I thought of that man last week, at the National Amputee Golf Championship, at which I met the one-armed, one-legged, four-fingered Bob MacDermott, who was shocked by high-tension wires on his Edmonton farm sixteen years ago. "The worst part wasn't taking fifteen thousand volts," he said. "On the way to the hospital the ambulance blew two tires and threw me out the back. That's when I thought, Game over. I'm playing that big golf course in the sky."
Yet there he was last week—drinking a Harp, not playing one—at Hazeltine National Golf Club near Minneapolis. A seven-handicapper before his accident, MacDermott, who plays with a prosthetic arm and leg, is now a one. This summer, he shot a six-under 65 to win the championship at his club, Belvedere. He even qualified for the Alberta Open. The forty-seven-year-old really has become a one-legged man in an ass-kicking contest.
"Hands," he told me, after a windswept round of 74, "get in the way of a golf swing." "I used to spray the ball all over the place," said forty-nine-year-old Dan Caputo, a railroad switchman, of the years before he lost his right arm between two boxcars in 1984. "Now I'm right down the middle." Indeed, in the first round last week Caputo, playing with a prosthesis, aced the par 3 seventeenth at Hazeltine and hightailed it off the course immediately after putting out on eighteen. "We were worried we'd have to buy a round for everyone," said his wife, Kim. "Have you seen the price of drinks at this place?"
All manner of athletic marvels were gathered at Hazeltine. "What this thing does to a football is awesome," said spectator Dave Reinhart, thumping his prosthetic leg on a folding chair. "I get hang time in the three digits."
To Reinhart, I was a TAB, a Temporarily Able-Bodied person. To Patrice Cooper, the left-arm amputee and seven-time Hazeltine club champion (six with one arm) who lured the tournament to her home club, I was a "normie," ironic shorthand for normal person. And single-leg amputees, who generally shoot the lowest scores at this tournament? "We call them normies-with-a-limp," said Cooper. "They don't get any sympathy on the golf course."
The fifty-fifth National Amputee Golf Championship was contested among one hundred sixty-five men and women from every limp of life. "This tournament is usually played in a warm-weather spot," said Cooper, fifty, who lost her arm to cancer sixteen years ago. "And at the hotel, around the pool, all you see are these prosthetic legs, leaning against deck chairs."

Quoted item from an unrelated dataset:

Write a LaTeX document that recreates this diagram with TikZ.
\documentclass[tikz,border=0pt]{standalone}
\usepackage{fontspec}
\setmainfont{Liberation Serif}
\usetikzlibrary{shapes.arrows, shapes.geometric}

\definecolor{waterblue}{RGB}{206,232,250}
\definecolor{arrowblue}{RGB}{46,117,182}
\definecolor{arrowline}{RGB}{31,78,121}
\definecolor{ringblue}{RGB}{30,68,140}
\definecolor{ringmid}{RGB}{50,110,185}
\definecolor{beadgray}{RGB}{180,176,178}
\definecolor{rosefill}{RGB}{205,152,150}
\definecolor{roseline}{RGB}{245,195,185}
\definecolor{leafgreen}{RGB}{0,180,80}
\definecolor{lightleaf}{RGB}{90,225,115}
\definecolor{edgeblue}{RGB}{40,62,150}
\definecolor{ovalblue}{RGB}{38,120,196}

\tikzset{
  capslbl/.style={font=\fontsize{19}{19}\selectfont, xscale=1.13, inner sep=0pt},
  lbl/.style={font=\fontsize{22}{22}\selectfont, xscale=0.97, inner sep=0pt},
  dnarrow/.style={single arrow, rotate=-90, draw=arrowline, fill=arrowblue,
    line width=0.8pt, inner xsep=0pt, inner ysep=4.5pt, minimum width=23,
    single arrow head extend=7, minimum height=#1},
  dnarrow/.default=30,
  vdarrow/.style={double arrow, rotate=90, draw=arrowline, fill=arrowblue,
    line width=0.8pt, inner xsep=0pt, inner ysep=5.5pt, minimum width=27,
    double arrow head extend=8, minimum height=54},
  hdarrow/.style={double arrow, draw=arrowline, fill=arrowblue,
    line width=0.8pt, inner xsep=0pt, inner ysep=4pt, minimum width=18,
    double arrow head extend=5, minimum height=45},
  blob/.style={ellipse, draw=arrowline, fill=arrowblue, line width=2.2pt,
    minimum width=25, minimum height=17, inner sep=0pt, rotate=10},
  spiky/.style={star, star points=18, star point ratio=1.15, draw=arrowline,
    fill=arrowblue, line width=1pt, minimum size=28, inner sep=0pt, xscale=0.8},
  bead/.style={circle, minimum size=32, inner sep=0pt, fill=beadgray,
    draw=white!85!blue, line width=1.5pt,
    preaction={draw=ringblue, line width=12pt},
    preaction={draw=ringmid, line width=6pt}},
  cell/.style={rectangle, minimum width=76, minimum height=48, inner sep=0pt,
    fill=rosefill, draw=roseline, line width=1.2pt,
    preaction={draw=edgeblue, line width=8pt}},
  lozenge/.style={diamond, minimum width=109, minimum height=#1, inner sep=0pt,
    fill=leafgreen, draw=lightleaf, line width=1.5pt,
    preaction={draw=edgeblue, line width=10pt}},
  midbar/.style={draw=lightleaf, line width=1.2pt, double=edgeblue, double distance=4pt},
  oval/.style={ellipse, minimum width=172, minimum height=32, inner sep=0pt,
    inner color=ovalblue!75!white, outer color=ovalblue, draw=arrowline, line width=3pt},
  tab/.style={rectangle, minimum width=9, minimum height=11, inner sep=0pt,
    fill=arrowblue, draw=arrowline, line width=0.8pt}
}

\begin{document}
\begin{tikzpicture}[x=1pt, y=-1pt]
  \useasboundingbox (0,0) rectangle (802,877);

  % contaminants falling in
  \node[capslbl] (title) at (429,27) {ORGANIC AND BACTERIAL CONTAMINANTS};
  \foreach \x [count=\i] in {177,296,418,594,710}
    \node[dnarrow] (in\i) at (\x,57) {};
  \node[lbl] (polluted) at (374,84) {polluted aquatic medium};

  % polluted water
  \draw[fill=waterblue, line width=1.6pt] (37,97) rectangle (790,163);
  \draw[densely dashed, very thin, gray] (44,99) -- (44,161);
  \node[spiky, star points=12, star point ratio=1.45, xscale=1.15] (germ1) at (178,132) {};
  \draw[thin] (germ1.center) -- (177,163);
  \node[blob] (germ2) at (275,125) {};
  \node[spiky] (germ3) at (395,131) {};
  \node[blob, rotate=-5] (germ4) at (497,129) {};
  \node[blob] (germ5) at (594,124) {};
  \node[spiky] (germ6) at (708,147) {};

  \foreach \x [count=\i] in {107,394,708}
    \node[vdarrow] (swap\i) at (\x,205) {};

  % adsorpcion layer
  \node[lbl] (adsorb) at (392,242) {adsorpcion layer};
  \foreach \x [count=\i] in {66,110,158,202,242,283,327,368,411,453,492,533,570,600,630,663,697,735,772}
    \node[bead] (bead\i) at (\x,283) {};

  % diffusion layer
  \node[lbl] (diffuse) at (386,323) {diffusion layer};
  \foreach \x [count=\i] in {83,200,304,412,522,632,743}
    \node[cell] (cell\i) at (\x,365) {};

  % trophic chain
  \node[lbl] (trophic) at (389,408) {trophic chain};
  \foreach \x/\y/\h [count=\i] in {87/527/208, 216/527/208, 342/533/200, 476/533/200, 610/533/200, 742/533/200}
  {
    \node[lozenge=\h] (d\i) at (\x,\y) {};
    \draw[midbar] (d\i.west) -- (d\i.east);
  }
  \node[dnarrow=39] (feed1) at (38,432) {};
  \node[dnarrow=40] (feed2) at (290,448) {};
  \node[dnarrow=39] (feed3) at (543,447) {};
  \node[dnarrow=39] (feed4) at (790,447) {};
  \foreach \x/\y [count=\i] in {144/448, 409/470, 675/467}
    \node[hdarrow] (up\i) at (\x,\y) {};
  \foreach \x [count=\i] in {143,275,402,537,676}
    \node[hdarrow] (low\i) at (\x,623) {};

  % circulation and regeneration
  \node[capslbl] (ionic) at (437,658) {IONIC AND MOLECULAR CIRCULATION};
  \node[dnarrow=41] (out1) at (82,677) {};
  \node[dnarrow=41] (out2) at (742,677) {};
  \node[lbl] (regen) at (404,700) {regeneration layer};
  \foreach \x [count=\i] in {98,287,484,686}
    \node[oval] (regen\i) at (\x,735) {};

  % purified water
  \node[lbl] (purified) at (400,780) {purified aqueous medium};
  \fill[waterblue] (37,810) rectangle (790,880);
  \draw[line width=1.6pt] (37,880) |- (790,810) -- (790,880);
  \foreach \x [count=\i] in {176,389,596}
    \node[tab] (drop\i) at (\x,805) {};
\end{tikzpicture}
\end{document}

Though the golfers came from thirty-two states and nine nations, they shared a sense of humor that was—there is no other word for it—disarming. The one-legged Reinhart said he literally has one foot in the grave. But he's also missing two fingers, and so, when I asked him his age, he paused for a very long time before saying fifty-three. "I'm not good at counting," he explained. "I can only count to thirteen. [Smile.] Fourteen on a good day."
Moe Clayton of Richmond lost his golf scholarship at Vanderbilt ("bad grades") and then both legs in Vietnam (in 1970) and now buys a new pair of prosthetic gams every year. "And every year," said his buddy George Willoughby, a leg amputee from North Carolina, "Moe gets an inch taller. He was five-foot-eight when the military took him. Now he's six-four."

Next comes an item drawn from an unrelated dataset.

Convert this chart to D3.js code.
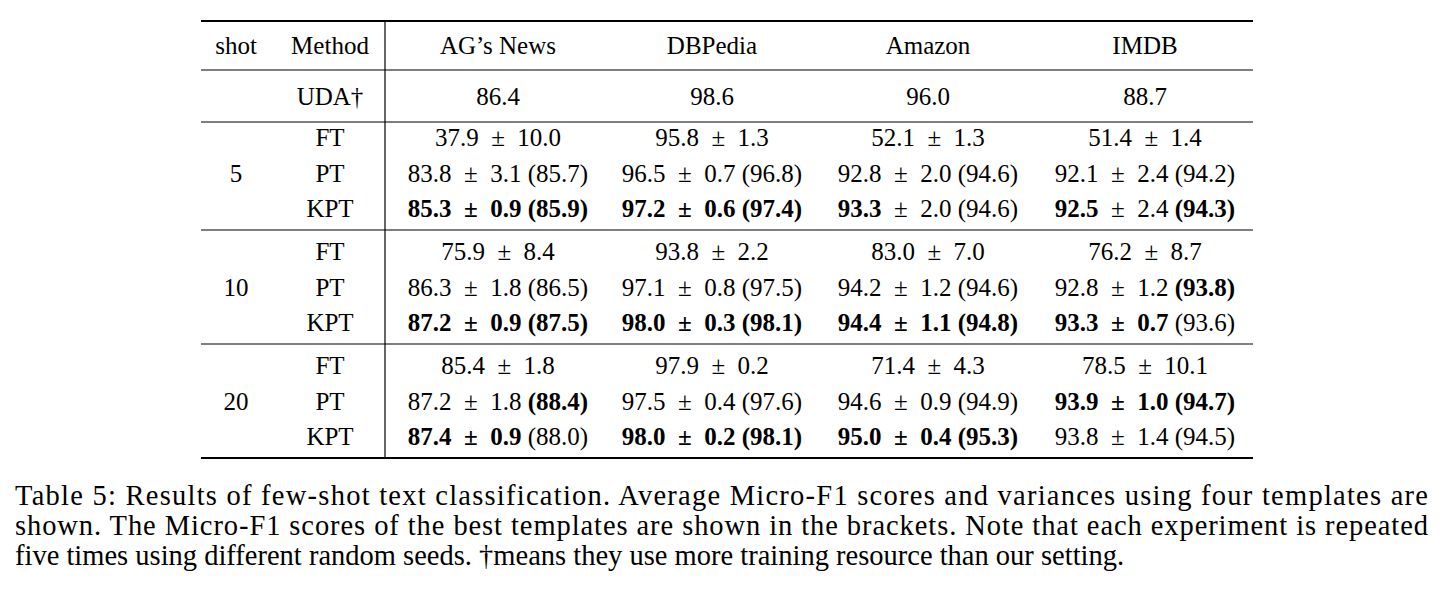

When the PGA Championship was played at Hazeltine last year, Tour players were tended to by on-site equipment-repair specialists. So too, last week, were the amputees, who availed themselves of a prosthesis-repair tent at the turn. "People are coming in for lube jobs," said Cara Koski, tournament publicist, escorting me into the tent. "They'll ask, 'Can you duct tape this for me?'"

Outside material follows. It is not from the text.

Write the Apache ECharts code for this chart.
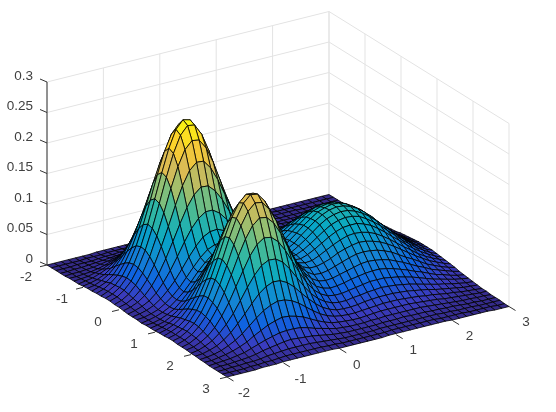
<!DOCTYPE html>
<html><head><meta charset="utf-8">
<script src="https://cdn.jsdelivr.net/npm/echarts@6/dist/echarts.min.js"></script>
<style>html,body{margin:0;padding:0;background:#fff}#chart{width:556px;height:412px}</style>
</head><body><div id="chart"></div>
<script>
// tick labels
var xTicks = [-2, -1, 0, 1, 2, 3];
var yTicks = [-2, -1, 0, 1, 2, 3];
var zTicks = ['0', '0.05', '0.1', '0.15', '0.2', '0.25', '0.3'];

// surface heights, in thousandths
// one row per y (-2 to 3), one column per x (-2 to 3), step 0.125
var zRows = [
[0,0,0,0,0,0,0,1,1,1,1,1,1,1,1,1,1,0,0,0,0,0,0,0,0,0,0,0,0,0,0,0,0,0,0,0,0,0,0,0,0],
[0,0,0,0,0,1,1,1,2,2,2,2,2,2,2,1,1,1,1,1,1,1,1,1,1,1,1,1,1,1,1,1,0,0,0,0,0,0,0,0,0],
[0,0,0,1,1,1,2,3,3,4,4,5,4,4,4,3,2,2,1,1,1,1,1,1,1,1,1,1,1,1,1,1,1,1,1,0,0,0,0,0,0],
[0,0,1,1,2,3,4,5,6,8,9,9,9,8,7,6,5,4,3,2,2,2,1,1,2,2,2,2,2,2,2,1,1,1,1,1,1,1,0,0,0],
[0,1,1,2,3,5,7,9,12,14,16,17,17,16,14,11,9,7,5,4,3,2,2,2,2,3,3,3,3,3,2,2,2,2,1,1,1,1,1,0,0],
[1,1,2,3,5,8,12,17,21,25,28,30,29,27,24,20,15,12,8,6,5,4,4,4,4,4,4,4,4,4,4,3,3,3,2,2,2,1,1,1,1],
[1,2,3,6,9,14,20,27,35,42,47,49,49,45,39,32,25,19,14,10,7,6,6,5,6,6,6,6,6,6,5,5,5,4,3,3,2,2,1,1,1],
[1,3,5,9,14,22,31,42,54,64,72,76,75,70,61,50,39,29,21,15,11,9,8,8,8,8,9,9,9,8,8,7,7,6,5,4,3,3,2,1,1],
[2,4,7,12,20,31,45,61,78,93,105,110,109,101,88,73,56,42,30,22,16,13,12,11,11,12,12,12,12,12,11,10,9,8,7,6,5,4,3,2,2],
[3,5,10,17,28,42,61,83,106,126,142,149,147,137,120,98,77,57,41,30,22,18,16,15,16,16,17,17,17,16,15,14,13,11,9,8,6,5,4,3,2],
[3,7,12,21,35,54,78,106,135,161,181,190,188,175,153,126,98,73,53,38,29,23,21,21,21,22,23,23,23,22,21,19,17,15,13,10,8,7,5,4,3],
[4,8,15,25,42,64,93,126,161,192,216,227,224,208,182,150,117,88,64,47,35,29,27,27,28,29,30,30,30,29,27,25,22,19,17,14,11,9,7,5,4],
[4,9,16,28,47,72,104,141,180,215,241,254,251,233,204,168,132,99,73,54,42,36,34,34,35,37,38,38,38,37,35,32,29,25,21,18,14,11,9,6,5],
[5,9,17,30,49,75,109,148,188,225,253,266,263,245,215,177,140,106,79,60,48,42,41,41,43,46,47,48,47,46,43,40,36,31,26,22,18,14,11,8,6],
[5,9,17,29,48,74,107,145,185,221,248,261,259,241,212,176,139,107,81,64,53,48,48,50,53,55,58,58,58,56,53,48,43,38,32,27,22,17,13,10,7],
[4,8,15,27,44,68,99,134,171,204,229,241,239,223,197,164,132,103,80,65,57,54,55,58,62,66,68,69,69,66,63,58,52,45,38,32,26,20,16,12,8],
[4,7,13,23,38,59,86,116,148,177,199,210,209,195,173,146,118,94,76,65,60,59,62,67,72,76,79,81,80,77,73,67,60,52,44,37,30,23,18,13,10],
[3,6,11,19,32,49,71,96,122,146,164,174,173,162,145,123,102,84,71,64,62,64,69,75,81,86,90,91,90,87,82,76,68,59,50,42,34,27,20,15,11],
[2,5,9,15,25,39,56,76,97,116,130,138,138,130,117,102,86,74,66,63,64,68,75,82,89,95,99,101,100,97,91,84,75,65,56,46,37,29,23,17,12],
[2,4,7,12,20,31,44,60,77,92,104,110,111,106,96,85,74,66,62,62,65,72,80,88,96,102,107,109,108,104,98,90,81,71,60,50,40,32,24,18,13],
[2,3,6,10,17,26,37,51,65,78,88,93,94,90,83,75,67,62,60,62,67,74,83,92,101,108,112,114,114,110,103,95,85,74,63,52,42,33,26,19,14],
[1,3,6,10,16,25,35,48,62,74,84,89,90,86,80,72,65,61,60,62,68,76,85,95,103,111,115,118,117,113,106,98,87,76,65,54,44,34,26,20,14],
[2,3,6,11,17,27,39,53,67,81,91,97,98,94,86,78,69,64,62,64,69,76,86,95,104,111,116,118,117,113,107,98,88,76,65,54,44,34,26,20,14],
[2,4,7,13,21,32,47,63,81,97,109,116,117,111,101,89,78,70,66,66,69,76,84,93,102,109,113,115,114,110,104,96,86,75,64,53,43,34,26,19,14],
[2,5,9,16,26,40,57,78,99,119,134,142,142,134,121,105,90,78,70,67,69,74,81,89,97,104,108,110,109,106,99,91,82,71,61,50,41,32,25,18,13],
[3,6,11,19,31,47,69,93,119,142,160,169,169,159,142,122,102,85,74,68,67,71,77,84,91,97,101,102,102,98,93,85,76,66,57,47,38,30,23,17,12],
[3,7,12,21,35,54,78,106,136,162,182,193,192,180,160,136,112,91,76,68,65,66,71,77,83,88,92,93,92,89,84,77,69,60,51,43,34,27,21,16,11],
[4,7,13,23,38,59,85,115,147,176,197,208,207,194,172,145,118,94,77,66,61,61,64,68,74,78,81,83,82,79,75,69,62,54,46,38,31,24,19,14,10],
[4,7,14,24,39,60,87,117,150,179,201,212,210,196,174,146,117,93,74,62,55,54,56,60,64,68,71,72,71,69,65,60,53,46,40,33,26,21,16,12,9],
[3,7,13,23,37,57,83,112,143,171,192,203,201,187,165,138,111,87,68,56,49,47,48,51,54,57,60,61,60,58,55,50,45,39,33,28,22,18,14,10,7],
[3,6,12,20,34,52,75,101,129,154,173,183,181,169,149,124,99,77,60,48,42,39,40,42,45,47,49,50,50,48,45,41,37,32,28,23,18,15,11,8,6],
[3,5,10,17,28,44,63,86,109,131,147,155,153,143,126,105,84,65,50,40,34,32,32,34,36,38,40,40,40,38,36,33,30,26,22,18,15,12,9,7,5],
[2,4,8,14,23,35,50,68,87,104,117,123,122,114,100,83,66,51,40,32,27,25,25,27,28,30,31,32,31,30,28,26,23,20,17,14,12,9,7,5,4],
[2,3,6,10,17,26,38,51,65,78,87,92,91,85,75,62,50,39,30,24,20,19,19,20,22,23,24,24,24,23,22,20,18,16,13,11,9,7,5,4,3],
[1,2,4,7,12,18,26,36,46,55,61,65,64,60,53,44,35,27,21,17,15,14,14,15,16,17,18,18,18,17,16,15,13,12,10,8,7,5,4,3,2],
[1,1,3,5,8,12,17,24,30,36,40,43,42,39,35,29,23,18,14,12,11,10,10,11,12,13,13,13,13,13,12,11,10,9,7,6,5,4,3,2,2],
[0,1,2,3,5,7,11,15,19,22,25,26,26,25,22,18,15,12,9,8,7,7,7,8,8,9,9,9,9,9,9,8,7,6,5,4,3,3,2,2,1],
[0,1,1,2,3,4,6,9,11,13,15,16,15,14,13,11,9,7,6,5,5,5,5,5,6,6,6,7,6,6,6,5,5,4,4,3,2,2,1,1,1],
[0,0,1,1,2,2,3,5,6,7,8,8,8,8,7,6,5,4,3,3,3,3,3,4,4,4,4,4,4,4,4,4,3,3,2,2,2,1,1,1,1],
[0,0,0,0,1,1,2,2,3,4,4,4,4,4,4,3,3,2,2,2,2,2,2,2,3,3,3,3,3,3,3,2,2,2,2,1,1,1,1,0,0],
[0,0,0,0,0,1,1,1,2,2,2,2,2,2,2,2,1,1,1,1,1,1,1,2,2,2,2,2,2,2,2,2,1,1,1,1,1,1,0,0,0]
];

// parula-like colour ramp
var colorStops = [0, .05, .14, .25, .375, .5, .625, .75, .875, 1];
var colorRamp = ['#352a87', '#3a3cc0', '#0f62e0', '#1485d4', '#06a7c6', '#38b99e', '#92bf73', '#d9ba56', '#fcce2e', '#f9fb0e'];

var N = zRows.length;
var ZMAX = 0.266;

// orthographic view, fitted to the corners of the box
function project(x, y, z) {
  return [47 + (x + 2) / 5 * 282 + (y + 2) / 5 * 180,
          265 - (x + 2) / 5 * 70.5 + (y + 2) / 5 * 112 - z / 0.3 * 183];
}

function hex(c) {
  return [parseInt(c.substr(1, 2), 16), parseInt(c.substr(3, 2), 16), parseInt(c.substr(5, 2), 16)];
}

function colorOf(z) {
  var t = Math.min(1, z / ZMAX), k = 0;
  while (k < colorStops.length - 2 && t > colorStops[k + 1]) k++;
  var f = (t - colorStops[k]) / (colorStops[k + 1] - colorStops[k]);
  var a = hex(colorRamp[k]), b = hex(colorRamp[k + 1]);
  return 'rgb(' + Math.round(a[0] + (b[0] - a[0]) * f) + ',' +
    Math.round(a[1] + (b[1] - a[1]) * f) + ',' + Math.round(a[2] + (b[2] - a[2]) * f) + ')';
}

// far cells first so nearer ones paint over them
var cells = [];
for (var j = 0; j < N - 1; j++) {
  for (var i = N - 2; i >= 0; i--) cells.push([i, j]);
}

var chart = echarts.init(document.getElementById('chart'), null, { renderer: 'canvas' });

function line(api, a, b, st) {
  var p = api.coord(a), q = api.coord(b);
  return { type: 'line', shape: { x1: p[0], y1: p[1], x2: q[0], y2: q[1] }, style: st };
}

function wallItems(api) {
  var st = { stroke: '#e3e3e3', lineWidth: 1 }, c = [];
  xTicks.forEach(function (x) { c.push(line(api, project(x, -2, 0), project(x, -2, .3), st)); });
  yTicks.forEach(function (y) { c.push(line(api, project(3, y, 0), project(3, y, .3), st)); });
  zTicks.forEach(function (zs) {
    var z = +zs;
    c.push(line(api, project(-2, -2, z), project(3, -2, z), st));
    c.push(line(api, project(3, -2, z), project(3, 3, z), st));
  });
  return c;
}

function axisItems(api) {
  var st = { stroke: '#333', lineWidth: 1 }, c = [];
  var tx = { fill: '#404040', fontSize: 13.5, fontFamily: 'Liberation Sans' };
  function text(p, s, al) {
    var q = api.coord(p);
    return { type: 'text', x: q[0], y: q[1], style: Object.assign({ text: s, align: al, verticalAlign: 'middle' }, tx) };
  }
  c.push(line(api, project(-2, -2, 0), project(-2, -2, .3), st));
  zTicks.forEach(function (zs) {
    var p = project(-2, -2, +zs);
    c.push(line(api, p, [p[0] - 7, p[1] - 3], st));
    c.push(text([33, p[1] - 6], zs, 'right'));
  });
  xTicks.forEach(function (x) {
    var p = project(x, 3, 0);
    c.push(line(api, p, [p[0] + 6.5, p[1] + 4], st));
    c.push(text([p[0] + 17, p[1] + 16], String(x), 'center'));
  });
  yTicks.forEach(function (y) {
    var p = project(-2, y, 0);
    c.push(line(api, p, [p[0] - 7, p[1] + 1.7], st));
    c.push(text([p[0] - 21, p[1] + 12], String(y), 'center'));
  });
  return c;
}

chart.setOption({
  animation: false,
  grid: { left: 0, right: 0, top: 0, bottom: 0 },
  xAxis: { type: 'value', min: 0, max: 556, show: false },
  yAxis: { type: 'value', min: 0, max: 412, inverse: true, show: false },
  series: [
    { type: 'custom', coordinateSystem: 'cartesian2d', data: [[0, 0]], silent: true, z: 1,
      renderItem: function (p, api) { return { type: 'group', children: wallItems(api) }; } },
    { type: 'custom', coordinateSystem: 'cartesian2d', data: cells, silent: true, progressive: 0, z: 2,
      renderItem: function (p, api) {
        var i = api.value(0), j = api.value(1);
        function v(a, b) { return api.coord(project(-2 + a * .125, -2 + b * .125, zRows[b][a] / 1000)); }
        var mean = (zRows[j][i] + zRows[j][i + 1] + zRows[j + 1][i] + zRows[j + 1][i + 1]) / 4000;
        return { type: 'polygon', shape: { points: [v(i, j), v(i + 1, j), v(i + 1, j + 1), v(i, j + 1)] },
          style: { fill: colorOf(mean), stroke: '#000', lineWidth: .8 } };
      } },
    { type: 'custom', coordinateSystem: 'cartesian2d', data: [[0, 0]], silent: true, z: 3,
      renderItem: function (p, api) { return { type: 'group', children: axisItems(api) }; } }
  ]
});
</script></body></html>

The men's and women's winners of the three-day, fifty-four-hole tournament were two normies-with-a-limp. Twenty-one-year-old Kenny Green of Clarksville, Tennessee. (73–76–74), had his left foot amputated below the ankle at birth and said of the field, "I am just in shock at the skills of some of these players." Twenty-two-year-old Kim Moore of Fort Wayne, Indiana, (76–89–77), who lost her right foot at birth, said, "Doctors thought I wouldn't walk, until I started walking on my stump, pushing a Fisher-Price shopping cart." She was two at the time. Last month the aspiring pro missed the cut at Q school by five strokes.
"All golfers are after the same thing," said the unsinkable MacDermott, who finished third (74–75–77) among the men. And we all find that Eden equally—eternally—elusive. "People ask me if I throw my clubs," said Patrice Cooper, after removing her golf-specific prosthetic arm, which locks onto her club shaft. "I always tell them no. By the time I get it out of the clamp, I've calmed down."